> [GIVEN TASK]: Repeat the data below exactly, dropping any pictures it holds.
** START SUPPLIED MATERIAL **
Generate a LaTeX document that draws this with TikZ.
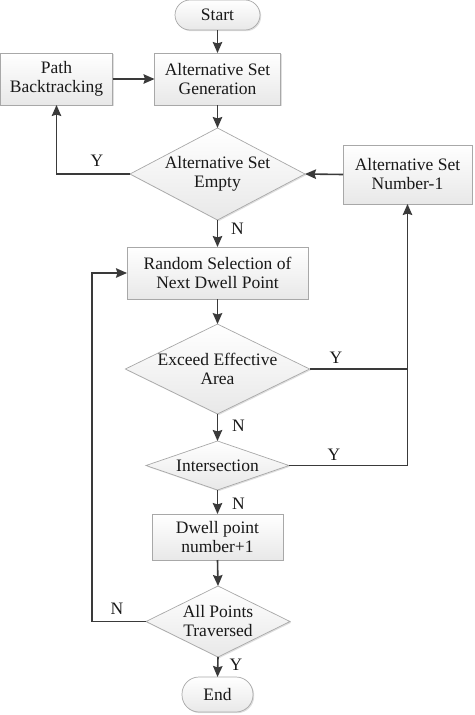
\documentclass[tikz,border=0pt]{standalone}
\usepackage{fontspec}
\setmainfont{Liberation Serif}
\usetikzlibrary{arrows.meta,shapes.geometric,shadows}
\definecolor{lineC}{HTML}{3A3A3A}
\definecolor{edgeC}{HTML}{A8A8A8}
\tikzset{
  base/.style={draw=edgeC, line width=0.7pt, top color=white, bottom color=black!9,
    drop shadow={shadow xshift=1.2pt, shadow yshift=-1.2pt, opacity=0.25},
    font=\fontsize{17.5}{19}\selectfont, align=center, inner sep=0pt, outer sep=0pt, text=black!90},
  procbox/.style={base, rectangle},
  termbox/.style={base, rectangle, rounded corners=15pt},
  decbox/.style={base, diamond},
  conn/.style={draw=lineC, line width=1.6pt, -{Stealth[length=11pt,width=9.5pt,inset=1.5pt]}},
  plain/.style={draw=lineC, line width=1.6pt},
  lab/.style={font=\fontsize{17.5}{19}\selectfont, text=black!90, inner sep=0pt}
}
\begin{document}
\begin{tikzpicture}[x=1pt,y=-1pt]
\useasboundingbox (0,0) rectangle (474,715);
\node[termbox, minimum width=85pt, minimum height=30pt] (start) at (217.5,15) {Start};
\node[procbox, minimum width=126pt, minimum height=52pt] (gen) at (217.5,79) {Alternative Set\\Generation};
\node[procbox, minimum width=112pt, minimum height=52pt] (back) at (56.5,79) {Path\\Backtracking};
\node[decbox, minimum width=175pt, minimum height=92pt, shape aspect=1.9] (empty) at (217.5,174) {Alternative Set\\Empty};
\node[procbox, minimum width=129pt, minimum height=59pt] (num) at (407.5,174.5) {Alternative Set\\Number-1};
\node[procbox, minimum width=181pt, minimum height=52pt] (rand) at (217.5,273) {Random Selection of\\Next Dwell Point};
\node[decbox, minimum width=181pt, minimum height=88pt, shape aspect=2.05] (exceed) at (217.5,369) {Exceed Effective\\Area};
\node[decbox, minimum width=143pt, minimum height=49pt, shape aspect=2.9] (inter) at (217.5,465.5) {Intersection};
\node[procbox, minimum width=131pt, minimum height=46pt] (dwell) at (217.5,537) {Dwell point\\number+1};
\node[decbox, minimum width=144pt, minimum height=71pt, shape aspect=2.0] (all) at (218,621.5) {All Points\\Traversed};
\node[termbox, minimum width=71pt, minimum height=35pt, rounded corners=17pt] (end) at (217.5,694.5) {End};

\coordinate (joinE) at (407.5,369);
\coordinate (loopL) at (92,621.5);

\draw[conn] (start.south) -- (gen.north);
\draw[conn] (back.east) -- (gen.west);
\draw[conn] (gen.south) -- (empty.north);
\draw[conn] (empty.west) -| (back.south);
\draw[conn] (num.west) -- (empty.east);
\draw[conn] (empty.south) -- (rand.north);
\draw[conn] (rand.south) -- (exceed.north);
\draw[plain] (exceed.east) -- (joinE);
\draw[conn] (inter.east) -| (num.south);
\draw[conn] (exceed.south) -- (inter.north);
\draw[conn] (inter.south) -- (dwell.north);
\draw[conn] (dwell.south) -- (all.north);
\draw[conn] (all.west) -- (loopL) |- (rand.west);
\draw[conn] (all.south) -- (end.north);

\node[lab] (ly1) at (97,161) {Y};
\node[lab] (ln1) at (237.5,229) {N};
\node[lab] (ly2) at (336,358) {Y};
\node[lab] (ln2) at (238.5,426) {N};
\node[lab] (ly3) at (334,455) {Y};
\node[lab] (ln3) at (238.5,504) {N};
\node[lab] (ln4) at (117,609) {N};
\node[lab] (ly4) at (236,665) {Y};
\end{tikzpicture}
\end{document}
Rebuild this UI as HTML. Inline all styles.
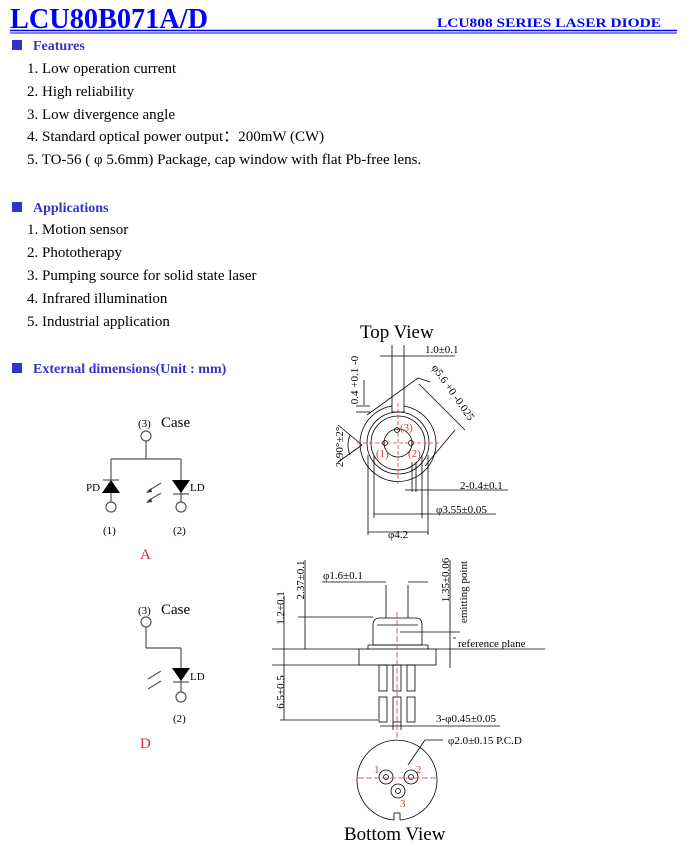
** END SUPPLIED MATERIAL **
> [THE RESULT]:
Generate a LaTeX document that draws this with TikZ.
\documentclass[tikz,border=0pt]{standalone}
\usepackage{fontspec}
\setmainfont{Liberation Serif}
\usetikzlibrary{arrows.meta,shapes.geometric,shadows}
\definecolor{lineC}{HTML}{3A3A3A}
\definecolor{edgeC}{HTML}{A8A8A8}
\tikzset{
  base/.style={draw=edgeC, line width=0.7pt, top color=white, bottom color=black!9,
    drop shadow={shadow xshift=1.2pt, shadow yshift=-1.2pt, opacity=0.25},
    font=\fontsize{17.5}{19}\selectfont, align=center, inner sep=0pt, outer sep=0pt, text=black!90},
  procbox/.style={base, rectangle},
  termbox/.style={base, rectangle, rounded corners=15pt},
  decbox/.style={base, diamond},
  conn/.style={draw=lineC, line width=1.6pt, -{Stealth[length=11pt,width=9.5pt,inset=1.5pt]}},
  plain/.style={draw=lineC, line width=1.6pt},
  lab/.style={font=\fontsize{17.5}{19}\selectfont, text=black!90, inner sep=0pt}
}
\begin{document}
\begin{tikzpicture}[x=1pt,y=-1pt]
\useasboundingbox (0,0) rectangle (474,715);
\node[termbox, minimum width=85pt, minimum height=30pt] (start) at (217.5,15) {Start};
\node[procbox, minimum width=126pt, minimum height=52pt] (gen) at (217.5,79) {Alternative Set\\Generation};
\node[procbox, minimum width=112pt, minimum height=52pt] (back) at (56.5,79) {Path\\Backtracking};
\node[decbox, minimum width=175pt, minimum height=92pt, shape aspect=1.9] (empty) at (217.5,174) {Alternative Set\\Empty};
\node[procbox, minimum width=129pt, minimum height=59pt] (num) at (407.5,174.5) {Alternative Set\\Number-1};
\node[procbox, minimum width=181pt, minimum height=52pt] (rand) at (217.5,273) {Random Selection of\\Next Dwell Point};
\node[decbox, minimum width=181pt, minimum height=88pt, shape aspect=2.05] (exceed) at (217.5,369) {Exceed Effective\\Area};
\node[decbox, minimum width=143pt, minimum height=49pt, shape aspect=2.9] (inter) at (217.5,465.5) {Intersection};
\node[procbox, minimum width=131pt, minimum height=46pt] (dwell) at (217.5,537) {Dwell point\\number+1};
\node[decbox, minimum width=144pt, minimum height=71pt, shape aspect=2.0] (all) at (218,621.5) {All Points\\Traversed};
\node[termbox, minimum width=71pt, minimum height=35pt, rounded corners=17pt] (end) at (217.5,694.5) {End};

\coordinate (joinE) at (407.5,369);
\coordinate (loopL) at (92,621.5);

\draw[conn] (start.south) -- (gen.north);
\draw[conn] (back.east) -- (gen.west);
\draw[conn] (gen.south) -- (empty.north);
\draw[conn] (empty.west) -| (back.south);
\draw[conn] (num.west) -- (empty.east);
\draw[conn] (empty.south) -- (rand.north);
\draw[conn] (rand.south) -- (exceed.north);
\draw[plain] (exceed.east) -- (joinE);
\draw[conn] (inter.east) -| (num.south);
\draw[conn] (exceed.south) -- (inter.north);
\draw[conn] (inter.south) -- (dwell.north);
\draw[conn] (dwell.south) -- (all.north);
\draw[conn] (all.west) -- (loopL) |- (rand.west);
\draw[conn] (all.south) -- (end.north);

\node[lab] (ly1) at (97,161) {Y};
\node[lab] (ln1) at (237.5,229) {N};
\node[lab] (ly2) at (336,358) {Y};
\node[lab] (ln2) at (238.5,426) {N};
\node[lab] (ly3) at (334,455) {Y};
\node[lab] (ln3) at (238.5,504) {N};
\node[lab] (ln4) at (117,609) {N};
\node[lab] (ly4) at (236,665) {Y};
\end{tikzpicture}
\end{document}
Rebuild this UI as HTML. Inline all styles.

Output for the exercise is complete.